It’s rare that you get to talk to an owner manager or chef of a restaurant while not in their restaurant or while they are working. I’m trying to ask all kinds of questions to find out if the Wild Card can safely eat while they are tending to me and other customers. Sometimes I feel like I get memorized answers. I think several restaurants go through the same “food allergy training” seminar. Yesterday I got the undivided attention of an owner chef of a local eatery outside of work and I jumped on the chance to question him inside and out of his allergy practices. The good thing is that he is a small deli and he is the main person preparing food so I know he is on top of what is what. It’s also from a place which I love to eat. I sent my labor coach/friend there after I delivered the Wild Card to get me a cold cut sub for lunch, no doubt the best in town. I needed this place to meet my standards and it did! For those of you that have never asked about food allergies, here is a list of some of the questions ER have to think about to ask.
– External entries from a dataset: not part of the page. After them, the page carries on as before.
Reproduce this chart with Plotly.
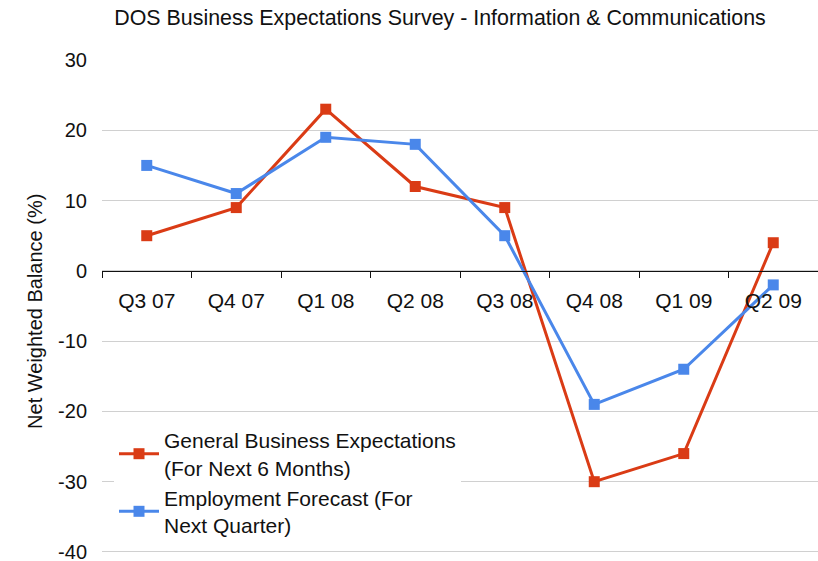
import plotly.graph_objects as go

categories = ["Q3 07", "Q4 07", "Q1 08", "Q2 08", "Q3 08", "Q4 08", "Q1 09", "Q2 09"]
general_business = [5, 9, 23, 12, 9, -30, -26, 4]
employment = [15, 11, 19, 18, 5, -19, -14, -2]
series_names = ["General Business Expectations<br>(For Next 6 Months)",
                "Employment Forecast (For<br>Next Quarter)"]
y_ticks = [30, 20, 10, 0, -10, -20, -30, -40]

RED = "#DA3B15"
BLUE = "#4A87EA"
FONT = "Liberation Sans, Arial, Helvetica, sans-serif"

fig = go.Figure()
fig.add_trace(go.Scatter(
    x=categories, y=general_business, name=series_names[0], mode="lines+markers",
    line=dict(color=RED, width=3), marker=dict(symbol="square", size=11, color=RED)))
fig.add_trace(go.Scatter(
    x=categories, y=employment, name=series_names[1], mode="lines+markers",
    line=dict(color=BLUE, width=3), marker=dict(symbol="square", size=11, color=BLUE)))

W, H = 818, 561
ymin, ymax = -41, 30
px_per_unit = 7.03
L, R, T = 102, 0, 60
plot_h = (ymax - ymin) * px_per_unit
B = H - T - plot_h
zero_pos = (0 - ymin) / (ymax - ymin)
bottom_px = T + plot_h


def ypaper(py):
    return (bottom_px - py) / plot_h


fig.update_layout(
    width=W, height=H,
    margin=dict(l=L, r=R, t=T, b=B, pad=0, autoexpand=False),
    paper_bgcolor="white", plot_bgcolor="white",
    title=dict(text="DOS Business Expectations Survey - Information & Communications",
               x=440 / W, xanchor="center", y=1 - 18 / H, yanchor="middle",
               font=dict(family=FONT, size=21.4, color="#111")),
    showlegend=True,
    legend=dict(x=(114 - L) / (W - L), y=ypaper(420), xanchor="left", yanchor="top",
                bgcolor="white", font=dict(family=FONT, size=21, color="#111"),
                itemwidth=40, tracegroupgap=2),
    xaxis=dict(type="category", categoryorder="array", categoryarray=categories,
               range=[-0.5, len(categories) - 0.5],
               anchor="free", position=zero_pos, automargin=False,
               showline=True, linecolor="#111", linewidth=1,
               ticks="outside", ticklen=6, tickcolor="#111", tickson="boundaries",
               ticklabelstandoff=11,
               showgrid=False, zeroline=False,
               tickfont=dict(family=FONT, size=21, color="#111")),
    yaxis=dict(range=[ymin, ymax], tickvals=y_ticks, ticktext=[str(v) for v in y_ticks],
               automargin=False, ticklabeloverflow="allow",
               showgrid=True, gridcolor="#D0D0D0", gridwidth=1,
               zeroline=False, showline=False, ticks="",
               ticklabelstandoff=14,
               tickfont=dict(family=FONT, size=20, color="#111")),
    annotations=[dict(text="Net Weighted Balance (%)", textangle=-90,
                      xref="paper", yref="paper", x=-(L - 35) / (W - L), y=ypaper(312),
                      xanchor="center", yanchor="middle", showarrow=False,
                      font=dict(family=FONT, size=20, color="#111"))],
)

fig.write_html("out.html", config={"displayModeBar": False},
               post_script="document.body.style.margin='0';document.body.style.overflow='hidden';")
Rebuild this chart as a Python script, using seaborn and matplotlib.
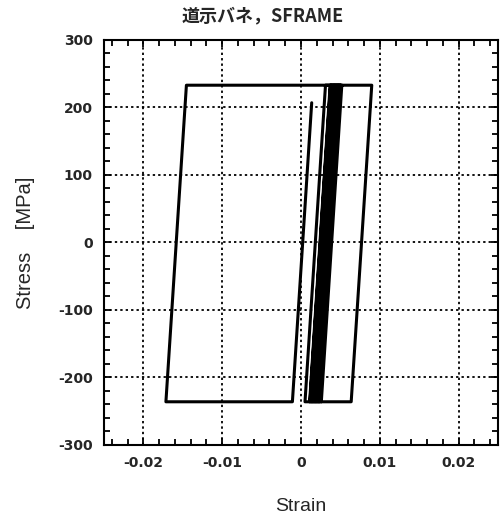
import matplotlib
matplotlib.use("Agg")
import matplotlib.pyplot as plt
from matplotlib.ticker import MultipleLocator
import numpy as np
import pandas as pd
import seaborn as sns

# Load path of the spring model: preload, full reversed loop, then repeated ratcheting cycles
strain = [
    0.00136, -0.00109, -0.01714, -0.01454, 0.00898, 0.00637, 0.00051, 0.00311,
    0.00374, 0.00114, 0.00110, 0.00370,
    0.00392, 0.00132, 0.00128, 0.00388,
    0.00410, 0.00150, 0.00146, 0.00406,
    0.00428, 0.00168, 0.00164, 0.00424,
    0.00446, 0.00186, 0.00182, 0.00442,
    0.00464, 0.00204, 0.00200, 0.00460,
    0.00482, 0.00222, 0.00218, 0.00478,
    0.00500, 0.00240, 0.00236, 0.00496,
    0.00518, 0.00258,
]
stress = [
    207, -236, -236, 233, 233, -236, -236, 233,
    233, -236, -236, 233,
    233, -236, -236, 233,
    233, -236, -236, 233,
    233, -236, -236, 233,
    233, -236, -236, 233,
    233, -236, -236, 233,
    233, -236, -236, 233,
    233, -236, -236, 233,
    233, -236,
]

x_ticks = [-0.02, -0.01, 0, 0.01, 0.02]
x_tick_labels = ["-0.02", "-0.01", "0", "0.01", "0.02"]
y_ticks = [-300, -200, -100, 0, 100, 200, 300]
y_tick_labels = ["-300", "-200", "-100", "0", "100", "200", "300"]

title_text = "道示バネ，SFRAME"
x_label = "Strain"
y_label = "Stress    [MPa]"

df = pd.DataFrame({"step": np.arange(len(strain)), "strain": strain, "stress": stress})

sns.set_style("ticks")
plt.rcParams["font.family"] = ["DejaVu Sans", "Noto Sans CJK JP"]
plt.rcParams["axes.unicode_minus"] = False

fig = plt.figure(figsize=(5.04, 5.24), dpi=100)
ax = fig.add_axes([0.2063, 0.1508, 0.7818, 0.7729])

sns.lineplot(data=df, x="strain", y="stress", sort=False, estimator=None,
             color="black", linewidth=2.2, ax=ax, zorder=3)

ax.set_xlim(-0.025, 0.025)
ax.set_ylim(-300, 300)
ax.set_xticks(x_ticks)
ax.set_xticklabels(x_tick_labels)
ax.set_yticks(y_ticks)
ax.set_yticklabels(y_tick_labels)
ax.xaxis.set_minor_locator(MultipleLocator(0.002))
ax.yaxis.set_minor_locator(MultipleLocator(20))

ax.grid(True, which="major", color="black", linestyle=(0, (1.3, 1.7)), linewidth=1.3)
ax.tick_params(which="both", direction="in", top=True, right=True, color="black",
               width=1.3, labelsize=10, pad=8)
ax.tick_params(which="major", length=5)
ax.tick_params(which="minor", length=4)
for lab in ax.get_xticklabels() + ax.get_yticklabels():
    lab.set_fontweight("bold")
for sp in ax.spines.values():
    sp.set_linewidth(1.5)
    sp.set_color("black")

ax.set_xlabel(x_label, family="Liberation Sans", fontsize=14, labelpad=20)
ax.set_ylabel(y_label, family="Liberation Sans", fontsize=14.5, labelpad=17)

fig.text(263 / 504, 1 - 16 / 524, title_text, ha="center", va="center",
         family=["Noto Sans CJK JP", "DejaVu Sans"], fontweight="bold", fontsize=13)

fig.savefig("out.png", dpi=100, facecolor="white")
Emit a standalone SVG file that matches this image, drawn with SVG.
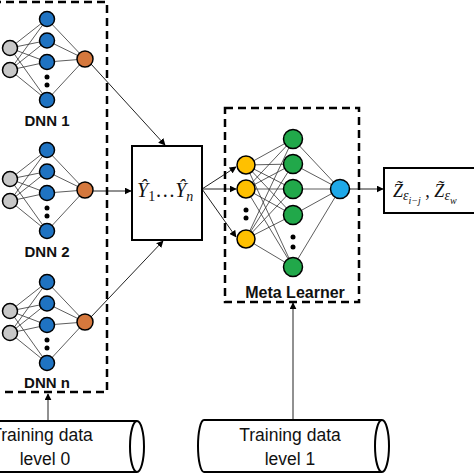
<svg xmlns="http://www.w3.org/2000/svg" width="474" height="474" viewBox="0 0 474 474">
<defs>
<style>
.dash{fill:none;stroke:#000;stroke-width:2.5;stroke-dasharray:8,5}
.ln{stroke:#333;stroke-width:0.8;fill:none}
.nd{stroke:#000;stroke-width:1.5}
.gray{fill:#c8c8c8}
.blue{fill:#1f73c2}
.orange{fill:#d5783d}
.yellow{fill:#ffc000}
.green{fill:#21a84a}
.lblue{fill:#1ea8e8}
.dot{fill:#000}
.lbl{font-family:"Liberation Sans",Arial,sans-serif;font-weight:bold;fill:#111;text-anchor:middle}
.txt{font-family:"Liberation Sans",Arial,sans-serif;fill:#111;text-anchor:middle;font-size:17.5px}
.math{font-family:"Liberation Serif","Times New Roman",serif;font-style:italic;fill:#111}
.box{fill:#fff;stroke:#000;stroke-width:2}
.arr{stroke:#222;stroke-width:1;fill:none;marker-end:url(#ah)}
.cyl{fill:#fff;stroke:#000;stroke-width:2}
</style>
<marker id="ah" viewBox="0 0 10 10" refX="9" refY="5" markerWidth="7" markerHeight="7" markerUnits="userSpaceOnUse" orient="auto">
<path d="M0,0 L10,5 L0,10 z" fill="#000"/>
</marker>
<g id="dnnProto">
<g class="ln">
<line x1="10" y1="48" x2="47" y2="19"/><line x1="10" y1="48" x2="47" y2="40.5"/><line x1="10" y1="48" x2="47" y2="62"/><line x1="10" y1="48" x2="47" y2="100"/>
<line x1="10" y1="70" x2="47" y2="19"/><line x1="10" y1="70" x2="47" y2="40.5"/><line x1="10" y1="70" x2="47" y2="62"/><line x1="10" y1="70" x2="47" y2="100"/>
<line x1="47" y1="19" x2="85" y2="59"/><line x1="47" y1="40.5" x2="85" y2="59"/><line x1="47" y1="62" x2="85" y2="59"/><line x1="47" y1="100" x2="85" y2="59"/>
</g>
<circle class="nd gray" cx="10" cy="48" r="7.5"/><circle class="nd gray" cx="10" cy="70" r="7.5"/>
<circle class="nd blue" cx="47" cy="19" r="7.5"/><circle class="nd blue" cx="47" cy="40.5" r="7.5"/><circle class="nd blue" cx="47" cy="62" r="7.5"/><circle class="nd blue" cx="47" cy="100" r="7.5"/>
<circle class="dot" cx="47" cy="77" r="2.5"/><circle class="dot" cx="47" cy="85" r="2.5"/>
<circle class="nd orange" cx="85" cy="59" r="8"/>
</g>
</defs>
<rect width="474" height="474" fill="#fff"/>

<g id="connectors">
<line class="arr" x1="91" y1="64" x2="165" y2="145"/>
<line class="arr" x1="93" y1="191" x2="131" y2="191"/>
<line class="arr" x1="91" y1="317" x2="163" y2="241"/>
<line class="arr" x1="202" y1="189" x2="236" y2="167"/>
<line class="arr" x1="202" y1="189" x2="236" y2="189"/>
<line class="arr" x1="202" y1="189" x2="236" y2="237"/>
<line class="arr" x1="350" y1="189" x2="383" y2="189"/>
<line class="arr" x1="48" y1="421" x2="48" y2="394"/>
<line class="arr" x1="293" y1="419" x2="293" y2="303"/>
</g>

<g id="base-learners">
<rect class="dash" x="-20" y="2" width="127" height="390"/>
<g id="dnn1"><use href="#dnnProto"/><text class="lbl" x="47" y="126" font-size="15">DNN 1</text></g>
<g id="dnn2"><use href="#dnnProto" transform="translate(0,131)"/><text class="lbl" x="47" y="257" font-size="15">DNN 2</text></g>
<g id="dnnn"><use href="#dnnProto" transform="translate(0,263)"/><text class="lbl" x="47" y="388" font-size="15">DNN n</text></g>
</g>

<g id="predictions">
<rect class="box" x="132" y="146" width="70" height="94"/>
<text class="math" x="137" y="197" font-size="20">Ŷ<tspan font-size="14" font-style="normal" dy="4">1</tspan><tspan dy="-4" font-style="normal">…</tspan>Ŷ<tspan font-size="14" dy="4">n</tspan></text>
</g>

<g id="meta-learner">
<rect class="dash" x="225" y="108" width="134" height="194"/>
<g class="ln">
<line x1="246" y1="165" x2="293" y2="139"/><line x1="246" y1="165" x2="293" y2="164"/><line x1="246" y1="165" x2="293" y2="189"/><line x1="246" y1="165" x2="293" y2="215"/><line x1="246" y1="165" x2="293" y2="267"/>
<line x1="246" y1="189" x2="293" y2="139"/><line x1="246" y1="189" x2="293" y2="164"/><line x1="246" y1="189" x2="293" y2="189"/><line x1="246" y1="189" x2="293" y2="215"/><line x1="246" y1="189" x2="293" y2="267"/>
<line x1="246" y1="239" x2="293" y2="139"/><line x1="246" y1="239" x2="293" y2="164"/><line x1="246" y1="239" x2="293" y2="189"/><line x1="246" y1="239" x2="293" y2="215"/><line x1="246" y1="239" x2="293" y2="267"/>
<line x1="293" y1="139" x2="340" y2="189"/><line x1="293" y1="164" x2="340" y2="189"/><line x1="293" y1="189" x2="340" y2="189"/><line x1="293" y1="215" x2="340" y2="189"/><line x1="293" y1="267" x2="340" y2="189"/>
</g>
<circle class="nd yellow" cx="246" cy="165" r="9"/><circle class="nd yellow" cx="246" cy="189" r="9"/><circle class="nd yellow" cx="246" cy="239" r="9"/>
<circle class="dot" cx="246" cy="210" r="2.5"/><circle class="dot" cx="246" cy="218" r="2.5"/>
<circle class="nd green" cx="293" cy="139" r="9.5"/><circle class="nd green" cx="293" cy="164" r="9.5"/><circle class="nd green" cx="293" cy="189" r="9.5"/><circle class="nd green" cx="293" cy="215" r="9.5"/><circle class="nd green" cx="293" cy="267" r="9.5"/>
<circle class="dot" cx="293" cy="237" r="2.5"/><circle class="dot" cx="293" cy="247" r="2.5"/>
<circle class="nd lblue" cx="340" cy="189" r="9.5"/>
<text class="lbl" x="295" y="298" font-size="16">Meta Learner</text>
</g>

<g id="output">
<rect class="box" x="384" y="168" width="110" height="45"/>
<text class="math" x="393" y="197" font-size="18">Z̃<tspan font-size="14" dy="3">ε</tspan><tspan font-size="10" dy="4">i−j</tspan><tspan dy="-7" font-style="normal"> , </tspan>Z̃<tspan font-size="14" dy="3">ε</tspan><tspan font-size="10" dy="4">w</tspan></text>
</g>

<g id="training-level0">
<path class="cyl" d="M137,421 L-10,421 L-10,472 L137,472"/>
<ellipse class="cyl" cx="137" cy="446.5" rx="7" ry="25.5"/>
<text class="txt" x="42" y="441">Training data</text>
<text class="txt" x="45" y="465">level 0</text>
</g>

<g id="training-level1">
<path class="cyl" d="M382,420 L204,420 A6,26 0 0 0 204,472 L382,472"/>
<ellipse class="cyl" cx="382" cy="446" rx="7" ry="26"/>
<text class="txt" x="290" y="441">Training data</text>
<text class="txt" x="290" y="465">level 1</text>
</g>
</svg>
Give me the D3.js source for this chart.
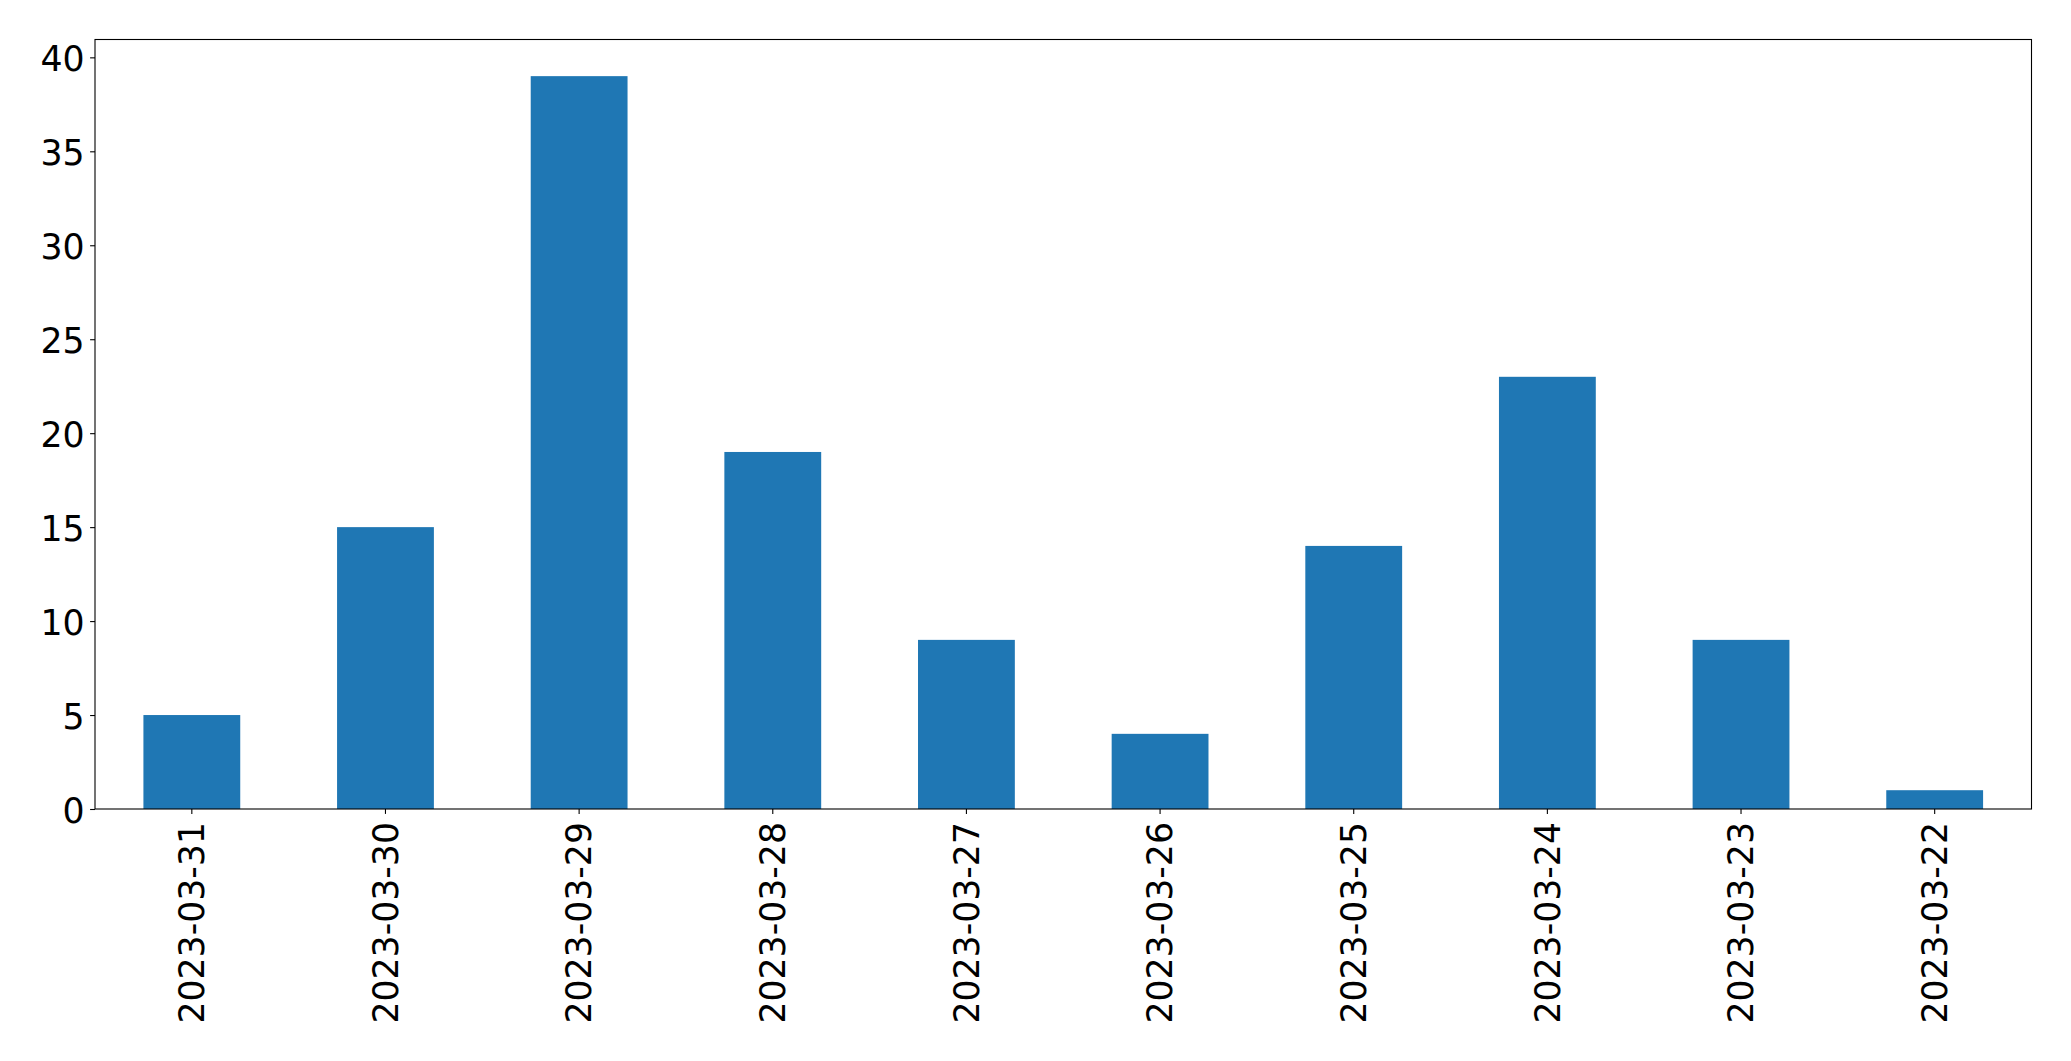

1. Do you have any peanut or tree nut ingredients in your food?
2. Where are these ingredients stored in comparison to your non-nut ingredients?
3. Do you clean your meat slicer after each user?
5. Do you fry anything?
6. Do you have desserts?
7. Are all desserts made on premise?
8. Where do you get your chocolate from?
9. Do you know for certain their plant does not handle nut products?
10. Do you mix your homemade cookies with outside cookies for packaging?
11. Do you wah your hands in between handling different types of food?
12. What you’re of oil do you use?
13. Do you bake your own bread?
14. Where does your bread come from?
15. What else does the bakery make?
16. Are you sure they only make bread?
17. Can I have their info to talk to them about food handling and allergen information?
18. Are you tired of my questions?
19. When are you having pit beef again?
20. Are you going to hide the next time you see me?
See the problem is that most people only know the handling and preparations of their restaurants, not their food suppliers and since you don’t have to label for contamination, many people don’t realize if products have been tainted. I’m glad that owner Bill took my concerns seriously and answered my questions thoroughly. It’s nice to know we can get a good meal that wasn’t home made and support local businesses at the same time. This place got an A+ in my book.
Disclaimer: this is not an entire list of questions that need to be asked, it’s dependent on the type of food and “yes” answers.